Il Papa alla Scala di Milano: siamo in cerca di un Dio vicino
Nel tempio della musica, il Papa offre a Milano e al mondo una delle più belle riflessioni sul significato della sofferenza e tramuta la poesia illuminista di Schiller in una preghiera cristiana. La serata è dedicata ai terremotati dell’ Emilia e Benedetto XVI ne parla con commozione. “Su questo concerto- dice- che doveva essere una festa gioiosa in occasione di questo incontro di persone provenienti da quasi tutte le nazioni del mondo, vi è l’ombra del sisma che ha portato grande sofferenza su tanti abitanti del nostro Paese.” Niente scintille, niente scintille divine dell’Elisio come dice il poeta tedesco. “Non siamo ebbri di fuoco- dice Benedetto XVI- ma piuttosto paralizzati dal dolore per così tanta e incomprensibile distruzione che è costata vite umane, che ha tolto casa e dimora a tanti.”
E le domande del Papa si svolgono sulle rime del poeta: “Anche l’ipotesi che sopra il cielo stellato deve abitare un buon padre, ci pare discutibile. Il buon padre è solo sopra il cielo stellato? La sua bontà non arriva giù fino a noi? Noi cerchiamo un Dio che non troneggia a distanza, ma entra nella nostra vita e nella nostra sofferenza.” Dalla fratellanza universale ebbra di idealismo il Papa passa a quella cristiana: “Non abbiamo bisogno di un discorso irreale di un Dio lontano e di una fratellanza non impegnativa. Siamo in cerca del Dio vicino. Cerchiamo una fraternità che, in mezzo alle sofferenze, sostiene l’altro e così aiuta ad andare avanti.” É un invito alla adorazione eucaristica che si apre dopo il concerto ed è dedicata alla sofferenza degli emiliani.
“ Al Dio che soffre con noi e per noi- dice Benedetto XVI- e così ha reso gli uomini e le donne capaci di condividere la sofferenza dell’altro e di trasformarla in amore. Proprio a ciò ci sentiamo chiamati da questo concerto.” Quasi un minuto di standing ovation aveva accolto il Papa al suo arrivo nel teatrolirico più famoso del mondo gremito in tutti gli ordini di palchi. Il Sovrintendente Stephan Lissner prima del concerto ha ricordato le famiglie terremotate “ il cui primo pensiero oggi è tornare a vivere e lavorare”. Poi 70 minuti di musica, la nona sinfonia di Beethoven l’Inno alla Gioia diretto dal maestro Daniel Baremboin. Il Papa aveva voluto ricordare anche che la riapertura della Scala nel 1946 “fu un segno di speranza per la ripresa della vita dell’intera Città dopo le distruzioni della Guerra.” Parla della musica di Beethoven il Papa, della sua gioia, non propriamente cristiana, certo, ma una gioia “della fraterna convivenza dei popoli, della vittoria sull’egoismo, ed è il desiderio che il cammino dell’umanità sia segnato dall’amore, quasi un invito che rivolge a tutti al di là di ogni barriera e convinzione.”
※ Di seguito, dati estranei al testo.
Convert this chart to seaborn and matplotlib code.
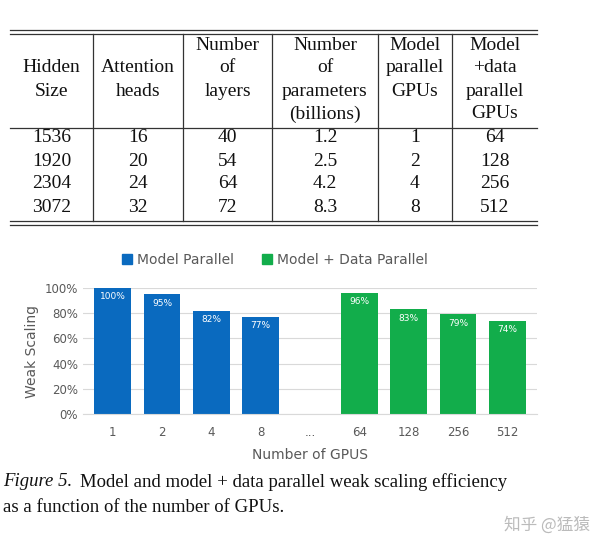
import numpy as np
import pandas as pd
import matplotlib
matplotlib.use("Agg")
import matplotlib.pyplot as plt
from matplotlib.lines import Line2D
from matplotlib.patches import Patch
import seaborn as sns

# --- Data ---
header_rows = [
    ["", "", "Number", "Number", "Model", "Model"],
    ["Hidden", "Attention", "of", "of", "parallel", "+data"],
    ["Size", "heads", "layers", "parameters", "GPUs", "parallel"],
    ["", "", "", "(billions)", "", "GPUs"],
]
hidden_size = ["1536", "1920", "2304", "3072"]
attention_heads = ["16", "20", "24", "32"]
num_layers = ["40", "54", "64", "72"]
num_params = ["1.2", "2.5", "4.2", "8.3"]
mp_gpus = ["1", "2", "4", "8"]
mdp_gpus = ["64", "128", "256", "512"]

gpu_labels = ["1", "2", "4", "8", "...", "64", "128", "256", "512"]
scaling = [1.00, 0.95, 0.82, 0.77, np.nan, 0.96, 0.83, 0.79, 0.74]
group = ["Model Parallel"] * 4 + ["gap"] + ["Model + Data Parallel"] * 4

blue = "#0A6ABF"
green = "#12AD4B"
W, H = 600, 552

fig = plt.figure(figsize=(6, 5.52), dpi=100)

def fx(px):
    return px / W

def fy(py):
    return 1 - py / H

# --- Table ---
serif = "Liberation Serif"
col_edges = [10, 93, 183, 272, 378, 452, 537]
col_centers = [(a + b) / 2 for a, b in zip(col_edges[:-1], col_edges[1:])]

def hline(py, lw=0.9):
    fig.add_artist(Line2D([fx(10), fx(537)], [fy(py), fy(py)], color="#333333", lw=lw))

hline(30); hline(34)
hline(128)
hline(221); hline(225)
for x in col_edges[1:-1]:
    fig.add_artist(Line2D([fx(x), fx(x)], [fy(34), fy(221)], color="#333333", lw=0.9))

header_y = [45, 68, 91, 114]
for r, row in enumerate(header_rows):
    for c, txt in enumerate(row):
        fig.text(fx(col_centers[c]), fy(header_y[r]), txt, ha="center", va="center",
                 fontsize=14, family=serif, color="#111111")

columns = [hidden_size, attention_heads, num_layers, num_params, mp_gpus, mdp_gpus]
row_y = [138, 161, 184, 208]
for c, col in enumerate(columns):
    for r, txt in enumerate(col):
        fig.text(fx(col_centers[c]), fy(row_y[r]), txt, ha="center", va="center",
                 fontsize=14, family=serif, color="#111111")

# --- Bar chart ---
ax = fig.add_axes([fx(83), fy(414), fx(537) - fx(83), fy(288) - fy(414)])
df = pd.DataFrame({"gpus": gpu_labels, "scaling": scaling, "group": group})
palette = {"Model Parallel": blue, "gap": blue, "Model + Data Parallel": green}
sns.barplot(data=df, x="gpus", y="scaling", hue="group", palette=palette,
            dodge=False, width=0.74, legend=False, ax=ax, order=gpu_labels,
            saturation=1)

ax.set_ylim(0, 1.0)
ax.set_xlim(-0.6, len(gpu_labels) - 0.4)
ax.set_yticks(np.arange(0, 1.01, 0.2))
ax.set_yticklabels([f"{int(v*100)}%" for v in np.arange(0, 1.01, 0.2)])
ax.yaxis.grid(True, color="#d9d9d9", lw=0.8)
ax.set_axisbelow(True)
for s in ["top", "right", "left"]:
    ax.spines[s].set_visible(False)
ax.spines["bottom"].set_color("#d9d9d9")
ax.tick_params(axis="both", length=0, colors="#595959", labelsize=8.5)
ax.tick_params(axis="x", pad=9)
ax.set_xlabel("Number of GPUS", fontsize=10, color="#595959", labelpad=6)
ax.set_ylabel("Weak Scaling", fontsize=10, color="#595959")

for i, v in enumerate(scaling):
    if not np.isnan(v):
        ax.text(i, v - 0.07, f"{int(round(v*100))}%", ha="center", va="center",
                color="white", fontsize=6.5)

handles = [Patch(color=blue, label="Model Parallel"),
           Patch(color=green, label="Model + Data Parallel")]
fig.legend(handles=handles, loc="center", bbox_to_anchor=(fx(275), fy(260)), ncol=2,
           frameon=False, fontsize=10, handlelength=0.7, handleheight=0.7,
           columnspacing=2.0, handletextpad=0.4, labelcolor="#595959")

# --- Caption ---
fig.text(fx(3), fy(482), "Figure 5.", fontsize=13.5, family=serif, style="italic",
         va="center", color="#111111")
fig.text(fx(80), fy(482), "Model and model + data parallel weak scaling efficiency",
         fontsize=13.5, family=serif, va="center", color="#111111")
fig.text(fx(3), fy(508), "as a function of the number of GPUs.", fontsize=13.5,
         family=serif, va="center", color="#111111")
fig.text(fx(590), fy(525), "知乎 @猛猿", fontsize=12,
         fontfamily=["Noto Sans CJK SC", "Noto Sans CJK JP", "DejaVu Sans"],
         ha="right", va="center", color="#bbbbbb")

fig.savefig("out.png", dpi=100, facecolor="white")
Questa sinfonia, conclude il Papa “ci permette di lanciare un messaggio con la musica che affermi il valore fondamentale della solidarietà, della fraternità e della pace. E mi pare che questo messaggio sia prezioso anche per la famiglia, perché è in famiglia che si sperimenta per la prima volta come la persona umana non sia creata per vivere chiusa in se stessa, ma in relazione con gli altri; è in famiglia che si comprende come la realizzazione di sé non sta nel mettersi al centro, guidati dall’egoismo, ma nel donarsi; è in famiglia che si inizia ad accendere nel cuore la luce della pace perché illumini questo nostro mondo.”
Il Papa dopo il concerto è rientrato in arcivescovado ma in tanti si sono recati alle veglie di adorazione del VII Incontro mondiale delle famiglie dove si raccolgono offerte per le popolazioni terremotate. Alla Veglia nel duomo di Milano, guidata dal card. Ennio Antonelli presidente del Pontificio Consiglio per la famiglia, partecipano i vescovi delle zone più colpite dal sisma.